Source

wsgi-peps / pep-XXXX.txt

Full commit
PEP: XXXX
Title: Python Web Server Gateway Interface v1.1
Version: $Revision: 71593 $
Last-Modified: $Date: 2009-04-13 13:58:19 -0700 (Mon, 13 Apr 2009) $
Author: Armin Ronacher <armin.ronacher@active-4.com>
Discussions-To: Python Web-SIG <web-sig@python.org>
Status: Draft
Type: Informational
Content-Type: text/x-rst
Created: 19-Sep-2009


Abstract
========

This document specifies a proposed standard interface between web
servers and Python web applications or frameworks, to promote web
application portability across a variety of web servers.

It superseeds :pep:`0333` for unicode aware applications for both
Python 2.x and Python 3.


Rationale and Goals
===================

Starting with Python 3.0, Python now features two distinct string
types for text and binary data.  This also made it necessary to
specify a new revision of WSGI that is based on unicode.


Specification Overview
======================

This specification only highlights the differences between WSGI 1.0
and WSGI 1.1.

String Types
------------

The following string types are used throughout the specification:

-   byte string
-   unicode string
-   native string

A 'native string' is the primary string type for a particular Python
implementation.  For Python 2.X this is a byte string, for Python 3.x
this is a unicode string.

=========== =============== ===============
            Python 2.x      Python 3.x
----------- --------------- ---------------
native      `str` (bytes)   `str` (unicode)
bytes       `str`           `bytes`
unicode     `unicode`       `str`
----------- --------------- ---------------


Differences to WSGI 1.0
=======================

Headers and Environment
-----------------------

- The application is passed an instance of a Python dictionary containing what
  is referred to as the WSGI environment.  All keys in this dictionary are
  native strings.  For CGI variables, all names are going to be ISO-8859-1
  and so where native strings are unicode strings, that encoding is used for
  the names of CGI variables

- For the WSGI variables ``'wsgi.url_scheme'`` and ``'wsgi.uri_encoding'``
  contained in the WSGI environment, the value of the variable should be a
  native string.

- For the CGI variables contained in the WSGI environment, the values of the
  variables are native strings.  Where native strings are unicode strings,
  `iso-8859-1` encoding would be used such that the original character data
  is preserved and as necessary the unicode string can be converted back to
  bytes and thence decoded to unicode again using a different encoding.
  (Except for URI values, see the URL Decoding section)

- The WSGI input stream ``'wsgi.input'`` contained in the WSGI environment and
  from which request content is read, MUST yield byte strings.

- The status line specified by the WSGI application should be a byte string.
  Where native strings are unicode strings, the native string type can also
  be returned in which case it would be encoded as `iso-8859-1`.

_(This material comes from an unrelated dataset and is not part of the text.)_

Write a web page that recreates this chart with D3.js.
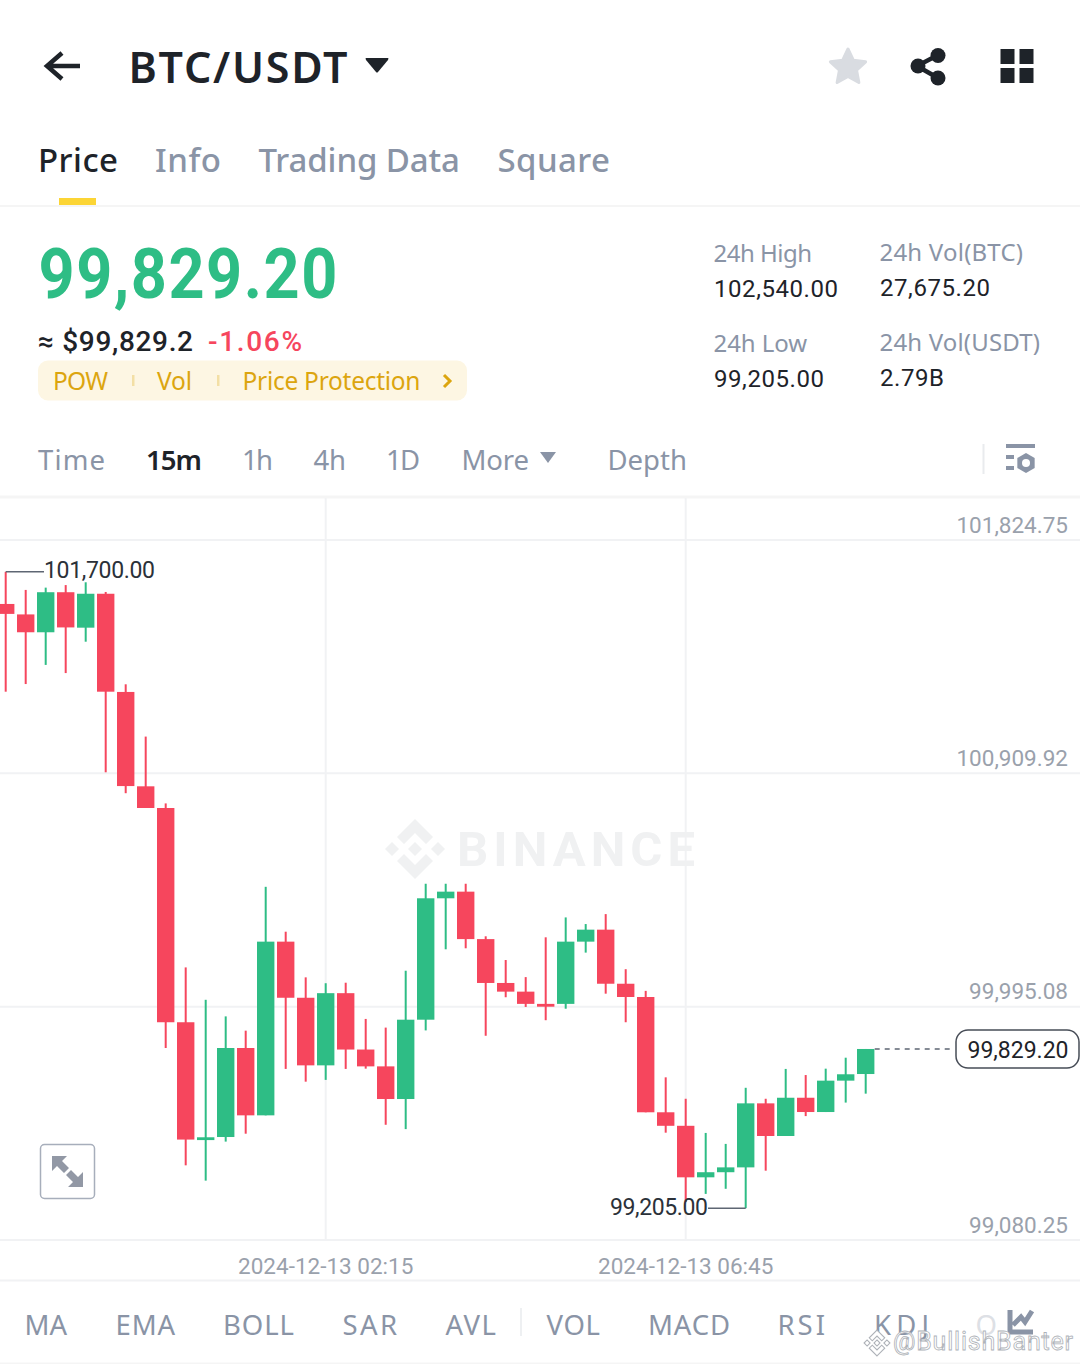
<!DOCTYPE html>
<html>
<head>
<meta charset="utf-8">
<title>BTC/USDT</title>
<script src="https://cdn.jsdelivr.net/npm/d3@7/dist/d3.min.js"></script>
<style>
  html, body { margin: 0; padding: 0; background: #fff; }
  svg { display: block; }
  text { font-family: "Noto Sans", sans-serif; }
  .num { font-family: Roboto, sans-serif; }
</style>
</head>
<body>
<svg></svg>
<script>
'use strict';
// candles (one every 15 minutes)
var opens = [101574, 101533, 101463, 101620, 101481, 101614, 101229, 100859, 100774, 99934, 99472,
  99484, 99833, 99569, 100250, 100030, 99765, 100048, 99827, 99761, 99633, 99944, 100420, 100446,
  100260, 100088, 100054, 100006, 100006, 100250, 100297, 100085, 100033, 99581, 99528, 99326,
  99346, 99365, 99616, 99488, 99638, 99582, 99705, 99731];
var highs = [101700, 101629, 101638, 101648, 101659, 101621, 101259, 101054, 100792, 100149, 100022,
  99957, 99901, 100465, 100289, 100110, 100087, 100089, 99947, 99913, 100136, 100477, 100477, 100477,
  100271, 100178, 100111, 100267, 100345, 100319, 100358, 100142, 100057, 99718, 99634, 99500,
  99457, 99677, 99634, 99751, 99727, 99752, 99795, 99829.2];
var lows = [101230, 101260, 101335, 101303, 101426, 100914, 100832, 100774, 99833, 99373, 99313,
  99466, 99497, 99569, 99751, 99701, 99708, 99751, 99752, 99532, 99515, 99902, 100220, 100224,
  99881, 100032, 99994, 99942, 99987, 100207, 100046, 99934, 99581, 99501, 99230, 99261,
  99281, 99205, 99352, 99488, 99566, 99582, 99619, 99654];
var closes = [101535, 101463, 101620, 101482, 101614, 101230, 100860, 100774, 99934, 99474, 99483,
  99833, 99569, 100250, 100030, 99765, 100048, 99827, 99761, 99633, 99944, 100420, 100446, 100260,
  100088, 100054, 100006, 99995, 100250, 100297, 100085, 100033, 99581, 99528, 99326, 99346,
  99365, 99616, 99488, 99638, 99582, 99705, 99730, 99829.2];

var priceTicks = [101824.75, 100909.92, 99995.08, 99080.25];
var timeTickIndex = [16, 34];
var timeTickLabels = ['2024-12-13 02:15', '2024-12-13 06:45'];
var highMark = { index: 0, price: 101700 };
var lowMark = { index: 37, price: 99205 };
var lastPrice = 99829.20;

var tabNames = ['Price', 'Info', 'Trading Data', 'Square'];
var intervalNames = ['Time', '15m', '1h', '4h', '1D', 'More', 'Depth'];
var indicatorNames = ['MA', 'EMA', 'BOLL', 'SAR', 'AVL', 'VOL', 'MACD', 'RSI', 'KDJ', 'O'];

var GREEN = '#2EBD85', RED = '#F6465D', DARK = '#1E2329', GREY = '#8A94A6', AXIS = '#9AA1AC', GRID = '#F1F2F4';

var svg = d3.select('svg').attr('width', 1080).attr('height', 1364);
svg.append('rect').attr('width', 1080).attr('height', 1364).attr('fill', '#fff');

// text helper, w stretches the string to the width it has in the picture
function label(x, y, str, size, color, opts) {
  opts = opts || {};
  var t = svg.append('text')
    .attr('x', x).attr('y', y)
    .attr('font-size', size)
    .attr('fill', color)
    .attr('font-weight', opts.weight || 400)
    .attr('text-anchor', opts.anchor || 'start')
    .text(str);
  if (opts.num) t.attr('class', 'num');
  if (opts.w) t.attr('textLength', opts.w).attr('lengthAdjust', 'spacing');
  return t;
}

// ---- header
svg.append('path').attr('d', 'M80 66H48M62 53L47 66L62 79')
  .attr('fill', 'none').attr('stroke', DARK).attr('stroke-width', 4.5);
label(128.5, 83, 'BTC/USDT', 43, DARK, { weight: 600, w: 219 });
svg.append('path').attr('d', 'M366 58H388Q389 58 388 60L378 72Q377 73 376 72L366 60Q365 58 366 58Z').attr('fill', DARK);

// star, share, grid icons
var star = d3.range(10).map(function(i) {
  var r = i % 2 ? 9 : 18.5, a = i * Math.PI / 5 - Math.PI / 2;
  return [848 + r * Math.cos(a), 67.5 + r * Math.sin(a)];
});
svg.append('polygon').attr('points', star.join(' ')).attr('fill', '#D9DCE1')
  .attr('stroke', '#D9DCE1').attr('stroke-width', 3).attr('stroke-linejoin', 'round');
svg.append('path').attr('d', 'M938 55L917 66L938 78').attr('fill', 'none').attr('stroke', DARK).attr('stroke-width', 4.5);
[[938, 55.5], [918, 66], [938, 78]].forEach(function(p) {
  svg.append('circle').attr('cx', p[0]).attr('cy', p[1]).attr('r', 7.5).attr('fill', DARK);
});
[[1000.5, 49], [1019.5, 49], [1000.5, 68], [1019.5, 68]].forEach(function(p) {
  svg.append('rect').attr('x', p[0]).attr('y', p[1]).attr('width', 14).attr('height', 15).attr('fill', DARK);
});

// ---- tabs
var tabX = [38, 155, 258.5, 497.5], tabW = [80, 66, 201.5, 112.5];
tabNames.forEach(function(n, i) {
  label(tabX[i], 172, n, 33, i ? GREY : DARK, { weight: 500, w: tabW[i] });
});
svg.append('rect').attr('x', 59).attr('y', 198).attr('width', 37).attr('height', 7).attr('fill', '#FCD535');
svg.append('rect').attr('x', 0).attr('y', 205).attr('width', 1080).attr('height', 2).attr('fill', '#F5F5F5');

// ---- price block, squeezed a bit since the app font has narrower digits
label(0, 0, '99,829.20', 70, GREEN, { weight: 700, num: true, w: 332 })
  .attr('transform', 'translate(38.5,298) scale(0.9,1)');
label(38, 351, '≈ $99,829.2', 28, DARK, { weight: 500, num: true, w: 155 });
label(208, 351, '-1.06%', 28, RED, { weight: 500, num: true, w: 94 });
svg.append('rect').attr('x', 38).attr('y', 360.5).attr('width', 429).attr('height', 40).attr('rx', 10).attr('fill', '#FDF6E3');
label(53, 389.5, 'POW', 24.5, '#DCA50F', { w: 55 });
label(157, 389.5, 'Vol', 24.5, '#DCA50F', { w: 35 });
label(242.5, 389.5, 'Price Protection', 24.5, '#DCA50F', { w: 178 });
[132, 217].forEach(function(x) {
  svg.append('rect').attr('x', x).attr('y', 375).attr('width', 2.5).attr('height', 11).attr('fill', '#F3DFA5');
});
svg.append('path').attr('d', 'M444 375L450 381L444 387').attr('fill', 'none').attr('stroke', '#DCA50F').attr('stroke-width', 3);

label(713.5, 262, '24h High', 24, GREY, { w: 98.5 });
label(714, 297, '102,540.00', 24, DARK, { num: true, w: 124 });
label(879.5, 261, '24h Vol(BTC)', 24, GREY, { w: 143.5 });
label(880, 296, '27,675.20', 24, DARK, { num: true, w: 110 });
label(713.5, 352, '24h Low', 24, GREY, { w: 93.5 });
label(714, 387, '99,205.00', 24, DARK, { num: true, w: 110 });
label(879.5, 351, '24h Vol(USDT)', 24, GREY, { w: 160.5 });
label(880, 386, '2.79B', 24, DARK, { num: true, w: 64 });

// ---- interval row
var intervalX = [38, 146, 242, 313.5, 386, 461.5, 607.5], intervalW = [67, 56, 31, 32.5, 34, 67.5, 79.5];
intervalNames.forEach(function(n, i) {
  label(intervalX[i], 470, n, 27.5, i === 1 ? DARK : GREY, { weight: i === 1 ? 600 : 400, w: intervalW[i] });
});
svg.append('path').attr('d', 'M540 452H556L548 463Z').attr('fill', GREY);
svg.append('rect').attr('x', 982.5).attr('y', 444).attr('width', 2).attr('height', 30).attr('fill', '#E9EBEE');
svg.append('rect').attr('x', 1006).attr('y', 444).attr('width', 29).attr('height', 4).attr('fill', GREY);
svg.append('rect').attr('x', 1006).attr('y', 455).attr('width', 8).attr('height', 4).attr('fill', GREY);
svg.append('rect').attr('x', 1006).attr('y', 466).attr('width', 8).attr('height', 4).attr('fill', GREY);
var hexagon = d3.range(6).map(function(i) {
  var a = i * Math.PI / 3 - Math.PI / 2;
  return [1026 + 10 * Math.cos(a), 463 + 10 * Math.sin(a)];
});
svg.append('polygon').attr('points', hexagon.join(' ')).attr('fill', GREY);
svg.append('circle').attr('cx', 1026).attr('cy', 463).attr('r', 4).attr('fill', '#fff');

// ---- chart area
svg.append('rect').attr('x', 0).attr('y', 495.5).attr('width', 1080).attr('height', 3).attr('fill', '#F5F5F5');
var xScale = d3.scaleLinear().domain([0, 43]).range([5.7, 865.7]);
var yScale = d3.scaleLinear().domain([99080.25, 101824.75]).range([1240, 540]);

// grid
svg.selectAll('line.hgrid').data(priceTicks).enter().append('line').attr('class', 'hgrid')
  .attr('x1', 0).attr('x2', 1080)
  .attr('y1', function(d) { return yScale(d); })
  .attr('y2', function(d) { return yScale(d); })
  .attr('stroke', GRID).attr('stroke-width', 2);
svg.selectAll('line.vgrid').data(timeTickIndex).enter().append('line').attr('class', 'vgrid')
  .attr('x1', function(d) { return xScale(d); })
  .attr('x2', function(d) { return xScale(d); })
  .attr('y1', 498).attr('y2', 1240)
  .attr('stroke', GRID).attr('stroke-width', 2);

// BINANCE watermark sits under the candles
var logoParts = [
  '0,-30 18,-12 11,-5 0,-16 -11,-5 -18,-12',
  '0,30 18,12 11,5 0,16 -11,5 -18,12',
  '-30,0 -23,-7 -16,0 -23,7',
  '30,0 23,-7 16,0 23,7',
  '0,-7 7,0 0,7 -7,0'
];
var logo = svg.append('g').attr('transform', 'translate(415,849)').attr('fill', '#F0F1F2');
logoParts.forEach(function(p) { logo.append('polygon').attr('points', p); });
label(457, 866, 'BINANCE', 49, '#F0F1F2', { weight: 700, num: true, w: 238 });

// candles
var candles = d3.range(opens.length);
var colorOf = function(i) { return closes[i] >= opens[i] ? GREEN : RED; };
svg.selectAll('rect.wick').data(candles).enter().append('rect').attr('class', 'wick')
  .attr('x', function(i) { return xScale(i) - 1; })
  .attr('width', 2)
  .attr('y', function(i) { return yScale(highs[i]); })
  .attr('height', function(i) { return yScale(lows[i]) - yScale(highs[i]); })
  .attr('fill', colorOf);
svg.selectAll('rect.body').data(candles).enter().append('rect').attr('class', 'body')
  .attr('x', function(i) { return xScale(i) - 8.7; })
  .attr('width', 17.4)
  .attr('y', function(i) { return yScale(Math.max(opens[i], closes[i])); })
  .attr('height', function(i) { return Math.max(2, Math.abs(yScale(opens[i]) - yScale(closes[i]))); })
  .attr('fill', colorOf);

// price axis labels
priceTicks.forEach(function(p) {
  label(1068, yScale(p) - 7.5, d3.format(',.2f')(p), 22.5, AXIS, { anchor: 'end', num: true });
});
// time axis labels
timeTickIndex.forEach(function(d, i) {
  label(xScale(d), 1274, timeTickLabels[i], 22.5, AXIS, { anchor: 'middle', num: true });
});
svg.append('rect').attr('x', 0).attr('y', 1279.5).attr('width', 1080).attr('height', 2).attr('fill', '#F1F2F4');

// high / low markers
var conn = svg.append('g').attr('stroke', '#5E6673').attr('stroke-width', 1.5).attr('fill', 'none');
conn.append('line').attr('x1', xScale(highMark.index)).attr('x2', 44)
  .attr('y1', yScale(highMark.price)).attr('y2', yScale(highMark.price));
label(44, yScale(highMark.price) + 6, d3.format(',.2f')(highMark.price), 23, '#2B3139', { num: true, w: 111 });
conn.append('line').attr('x1', 708).attr('x2', xScale(lowMark.index))
  .attr('y1', yScale(lowMark.price)).attr('y2', yScale(lowMark.price));
label(610, yScale(lowMark.price) + 7, d3.format(',.2f')(lowMark.price), 23, '#2B3139', { num: true, w: 98 });

// last price
conn.append('line').attr('x1', xScale(43) + 9).attr('x2', 950)
  .attr('y1', yScale(lastPrice)).attr('y2', yScale(lastPrice))
  .attr('stroke-dasharray', '5,5');
svg.append('rect').attr('x', 956).attr('y', 1030).attr('width', 123).attr('height', 38).attr('rx', 12)
  .attr('fill', '#fff').attr('stroke', '#474D57').attr('stroke-width', 1.5);
label(1018, 1058, d3.format(',.2f')(lastPrice), 23, DARK, { anchor: 'middle', num: true });

// expand button
svg.append('rect').attr('x', 40.5).attr('y', 1144.5).attr('width', 54).attr('height', 54).attr('rx', 4)
  .attr('fill', '#fff').attr('stroke', '#A7AEBB').attr('stroke-width', 1.5);
svg.append('path').attr('d', 'M52 1156H67L62 1161L69 1168L64 1173L57 1166L52 1171ZM83 1187H68L73 1182L66 1175L71 1170L78 1177L83 1172Z')
  .attr('fill', '#9298A5');

// ---- indicator row
var indicatorX = [24.5, 115.5, 223, 342.5, 445.5, 546.5, 648, 777.5, 874, 975.5], indicatorW = [42.5, 59.5, 71, 54.5, 50.5, 53.5, 82, 47.5, 55, 19.5];
indicatorNames.forEach(function(n, i) {
  label(indicatorX[i], 1335, n, 27.5, i === 9 ? '#DDE0E5' : GREY, { w: indicatorW[i] });
});
svg.append('rect').attr('x', 520).attr('y', 1308).attr('width', 2).attr('height', 28).attr('fill', '#EEF0F2');
svg.append('path').attr('d', 'M1010 1310V1332H1033M1013 1325L1021 1317L1025 1322L1032 1311')
  .attr('fill', 'none').attr('stroke', GREY).attr('stroke-width', 5);
svg.append('rect').attr('x', 0).attr('y', 1362.5).attr('width', 1080).attr('height', 1.5).attr('fill', '#F5F5F5');

// platform watermark on top of everything
var wm = svg.append('g').attr('transform', 'translate(877,1343) scale(0.43)')
  .attr('fill', '#fff').attr('stroke', '#AEB2B8').attr('stroke-width', 2.5);
logoParts.forEach(function(p) { wm.append('polygon').attr('points', p); });
label(893, 1350, '@BullishBanter', 25, '#fff', { num: true, w: 180 })
  .attr('stroke', '#AEB2B8').attr('stroke-width', 0.8);
</script>
</body>
</html>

- The list of response headers specified by the WSGI application should
  contain tuples consisting of two values, where each value is a byte string.
  Where native strings are unicode strings, the native string type can also
  be returned in which case it would be encoded as `iso-8859-1`.

- The iterable returned by the application and from which response content
  is derived, MUST yield byte strings.

- The version information in the WSGI environment (`wsgi.version`) is ``(1, 1)``.


URL Decoding
------------

For the keys ``SCRIPT_NAME``, ``PATH_INFO`` (and ``REQUEST_URI`` if
available) the server has to use the following algorithm for decoding:

-   it decodes all values as `utf-8`.
-   if that fails, it decodes all values as `iso-8859-1`.

The latter will always work.  The encoding the server used to decode the
value is then stored in ``'wsgi.uri_encoding'``.  The application MUST use this
value to decode the ``'QUERY_STRING'`` as well.

URL Encoding
------------

If the application encodes URLs it is required to encode the URLs to
`utf-8`, independent of the value of the `wsgi.uri_encoding`.

write() deprecated
------------------

The WSGI server has to provide a `write()` function that works like
exactly like the function in WSGI 1.0, but it is required to emit a
deprecation warning to warns about this function being obsolete.
`write()` will be remove in WSGI 2.0, which will be based on WSGI 1.1.